Computer Crimes Claim
In regard to the claim for computer crimes under Section 943.70 of the Wisconsin Statutes, the court concluded that Priority had adequately pleaded its case against Gleisner. The allegations specified that Gleisner, after his termination, intentionally deleted data from the laptop and cell phone provided by Priority, actions that constituted unauthorized modification under the statute. The court determined that the fact Gleisner initially had authorization to access the data did not negate his liability for deleting it without permission. Therefore, the court denied Gleisner's motion to dismiss this claim, allowing it to proceed based on the allegations that his actions were willful and unauthorized.
Breach of Duty of Loyalty
The court addressed the claim for breach of duty of loyalty and concluded that it could not be dismissed without further factual inquiry into Gleisner's employment role and responsibilities at Priority.
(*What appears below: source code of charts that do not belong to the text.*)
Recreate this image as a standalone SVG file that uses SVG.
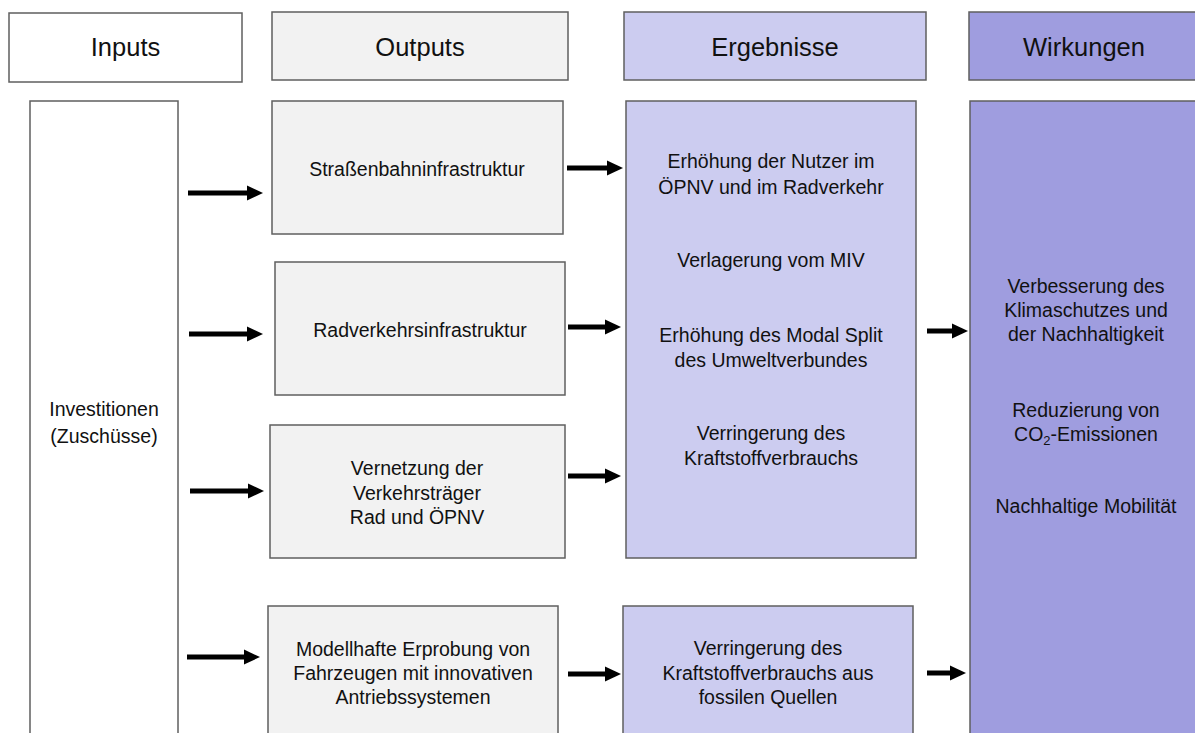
<svg xmlns="http://www.w3.org/2000/svg" width="1195" height="733" viewBox="0 0 1195 733">
<style>
.b{stroke:#5f5f5f;stroke-width:1.5}
.w{fill:#ffffff}.g{fill:#f2f2f2}.l{fill:#ccccf0}.d{fill:#9f9ddf}
text{font-family:"Liberation Sans",Arial,sans-serif;fill:#111;text-anchor:middle}
.h{font-size:25.5px}
.t{font-size:19.5px}
.c line{stroke:#000;stroke-width:5;marker-end:url(#ah)}
</style>
<defs>
<marker id="ah" markerUnits="userSpaceOnUse" markerWidth="16" markerHeight="16" refX="8" refY="7.5" orient="auto" viewBox="0 0 16 15">
<path d="M0,0 L16,7.5 L0,15 z" fill="#000"/>
</marker>
</defs>
<rect width="1195" height="733" fill="#fff"/>
<g id="h-inputs"><rect class="b w" x="9" y="13" width="233" height="69"/><text class="h" x="125.5" y="56">Inputs</text></g>
<g id="h-outputs"><rect class="b g" x="272" y="12" width="296" height="68"/><text class="h" x="420" y="56">Outputs</text></g>
<g id="h-ergebnisse"><rect class="b l" x="624" y="12" width="302" height="68"/><text class="h" x="775" y="56">Ergebnisse</text></g>
<g id="h-wirkungen"><rect class="b d" x="969" y="12" width="240" height="68"/><text class="h" x="1084" y="56">Wirkungen</text></g>
<g id="investitionen"><rect class="b w" x="30" y="101" width="148" height="650"/><text class="t" x="104" y="416">Investitionen</text><text class="t" x="104" y="443">(Zuschüsse)</text></g>
<g id="strassenbahn"><rect class="b g" x="272" y="101" width="291" height="133"/><text class="t" x="417" y="176">Straßenbahninfrastruktur</text></g>
<g id="radverkehr"><rect class="b g" x="275" y="262" width="290" height="133"/><text class="t" x="420" y="337">Radverkehrsinfrastruktur</text></g>
<g id="vernetzung"><rect class="b g" x="270" y="425" width="295" height="133"/><text class="t" x="417" y="475">Vernetzung der</text><text class="t" x="417" y="499.5">Verkehrsträger</text><text class="t" x="417" y="524">Rad und ÖPNV</text></g>
<g id="modellhafte"><rect class="b g" x="268" y="606" width="290" height="145"/><text class="t" x="413" y="656">Modellhafte Erprobung von</text><text class="t" x="413" y="680">Fahrzeugen mit innovativen</text><text class="t" x="413" y="704">Antriebssystemen</text></g>
<g id="ergebnisse"><rect class="b l" x="626" y="101" width="290" height="457"/>
<text class="t" x="771" y="168">Erhöhung der Nutzer im</text><text class="t" x="771" y="194">ÖPNV und im Radverkehr</text>
<text class="t" x="771" y="267">Verlagerung vom MIV</text>
<text class="t" x="771" y="342">Erhöhung des Modal Split</text><text class="t" x="771" y="367">des Umweltverbundes</text>
<text class="t" x="771" y="440">Verringerung des</text><text class="t" x="771" y="465">Kraftstoffverbrauchs</text></g>
<g id="verringerung-fossil"><rect class="b l" x="623" y="606" width="290" height="145"/><text class="t" x="768" y="655">Verringerung des</text><text class="t" x="768" y="680">Kraftstoffverbrauchs aus</text><text class="t" x="768" y="704">fossilen Quellen</text></g>
<g id="wirkungen"><rect class="b d" x="970" y="101" width="240" height="650"/>
<text class="t" x="1086" y="293">Verbesserung des</text><text class="t" x="1086" y="317">Klimaschutzes und</text><text class="t" x="1086" y="341">der Nachhaltigkeit</text>
<text class="t" x="1086" y="417">Reduzierung von</text><text class="t" x="1086" y="441">CO<tspan font-size="13" dy="4">2</tspan><tspan dy="-4">-Emissionen</tspan></text>
<text class="t" x="1086" y="513">Nachhaltige Mobilität</text></g>
<g id="connectors" class="c">
<line x1="188" y1="193" x2="255" y2="193"/>
<line x1="567" y1="168" x2="615" y2="168"/>
<line x1="189" y1="334" x2="255" y2="334"/>
<line x1="568" y1="327" x2="613" y2="327"/>
<line x1="190" y1="491" x2="256" y2="491"/>
<line x1="568" y1="476" x2="613" y2="476"/>
<line x1="187" y1="657" x2="252" y2="657"/>
<line x1="568" y1="674" x2="613" y2="674"/>
<line x1="927" y1="331" x2="960" y2="331"/>
<line x1="927" y1="673" x2="958" y2="673"/>
</g>
</svg>
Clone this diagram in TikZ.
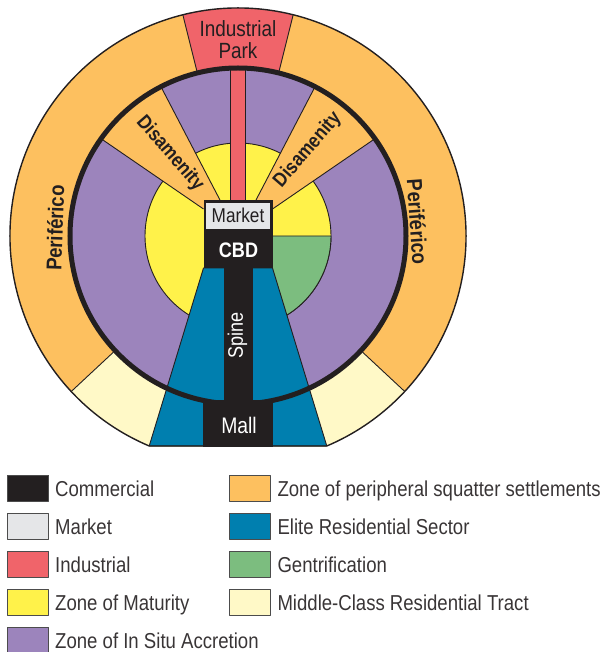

Gleisner argued that as a sales employee, he owed no duty of loyalty to Priority, suggesting that only employees with fiduciary responsibilities held such obligations. However, the court clarified that a breach of duty of loyalty is not strictly limited to fiduciary duty and can apply to various employee roles, depending on the nature of their duties. The court indicated that whether Gleisner was a "key employee" with a duty of loyalty required a factual examination, thus denying the motion to dismiss this claim and allowing it to proceed for further consideration.